The first century of European colonization also had political effects, for the creation of the first global empires meant that arenas of conflict and sources of power were no longer confined to Europe itself. The conquest of the Americas initially glorified the Spanish (and to a lesser degree the Portuguese) monarchy and the Catholic Church; both acquired immense new lands to rule and people to govern. The wealth brought by Spain’s overseas colonies made it the most powerful country in Europe around i6oo, a connection that was widely recognized, as English and French actions to weaken Spain always involved cutting off trade with the Americas. Western European countries came to view overseas possessions as essential adjuncts to their military and economic power, which helped foster nationalism by encouraging a race for trade, treasure, and colonies. English pirates - often dignified by the term “privateer” - were motivated primarily by a desire for wealth in their attacks on the Spanish treasure fleet and South American ports, but they often obtained the approval of the English monarch, and were expected to provide a cut of their haul to the national treasury. Sir Francis Drake (i543?-96), for example, the most famous of these “sea dogs,” got money, ships, and eventually a knighthood from Queen Elizabeth. He seized Spanish ships, commanded English warships against the Spanish Armada in 1588, and looted Spanish towns in the Caribbean and on the north coast of South America, termed the “Spanish Main.” On his trip around the world in the late 1570s, he raided the west coast of South America, where the towns were completely unfortified. Drake began his career as a slave-trader, and ended it as a member of the House of Commons.

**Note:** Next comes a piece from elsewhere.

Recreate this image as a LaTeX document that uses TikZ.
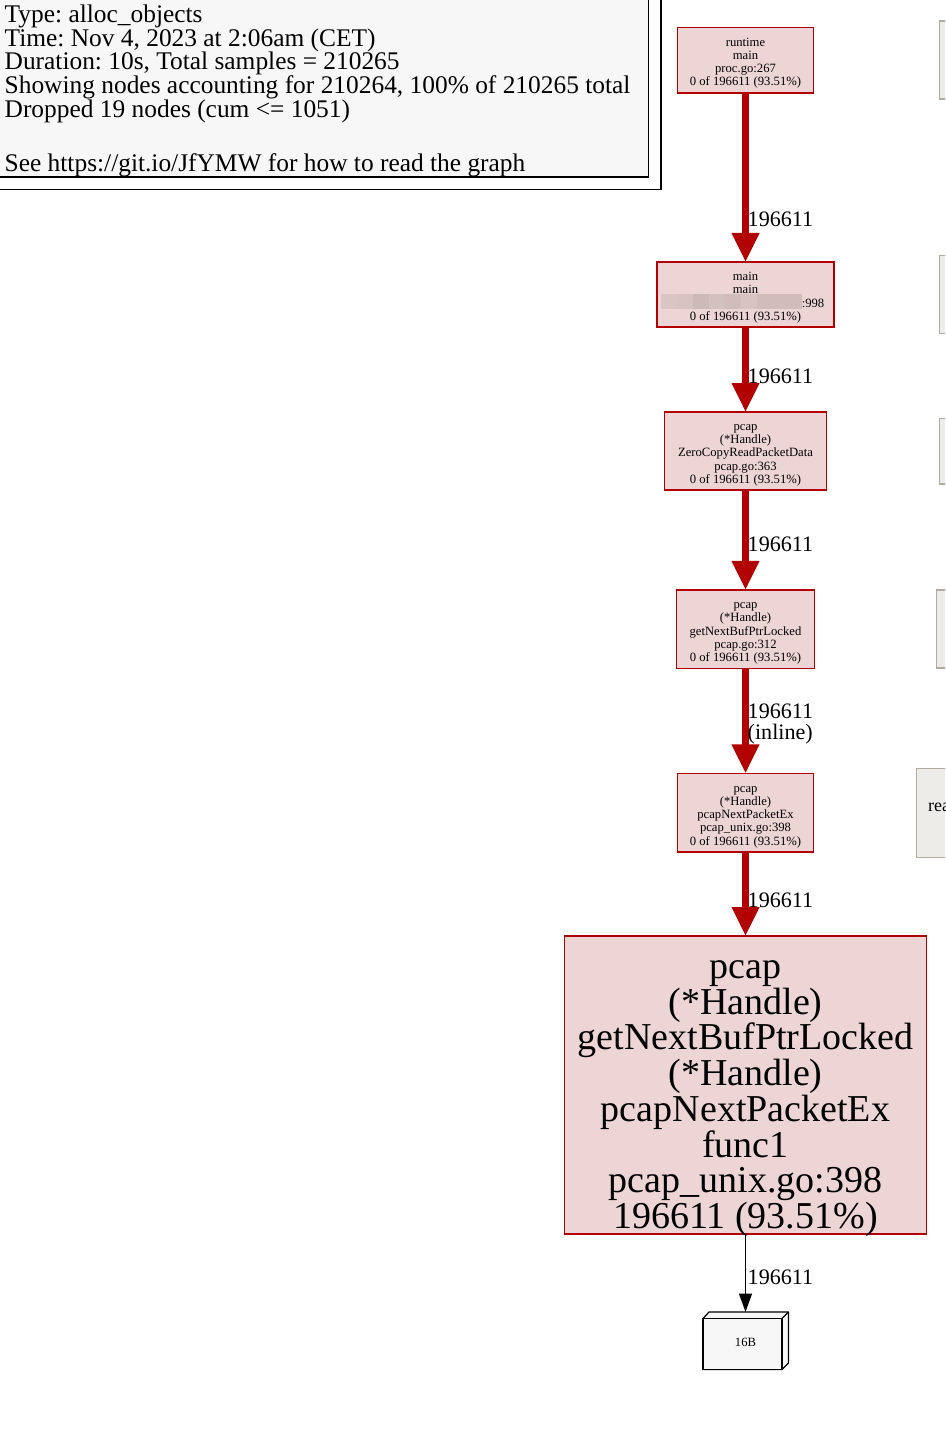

Hatred of Spain was enhanced in the sixteenth and early seventeenth centuries by stories that circulated orally and in print about Spanish atrocities in the New World. This “Black Legend” (in Spanish Leyenda Negra) was based especially on the writings of Bartolome de Las Casas (1474-1566), a Spanish Dominican missionary who became bishop of Chiapas in Mexico in 1544. Las Casas took part in royal investigations into the treatment of Indians, and in response to assertions by various officials that enslaving them was justified because Indians were less than human, he published a series of essays in 1552-3 detailing, condemning, and probably exaggerating Spanish abuses. In Las Casas’s writings, all Indians were childlike innocents and all the Spanish were violent, cruel, and greedy. His writings led to a royal prohibition of the enslavement of Indians, though this was widely ignored, and may have played a role in the increasing importation of African slaves, which Las Casas endorsed, though he later regretted this. Translated into other European languages, often with titles such as “The Tears of the Indians,” his writings provided a justification for New World conquests by other European nations and became a staple of Protestant propaganda.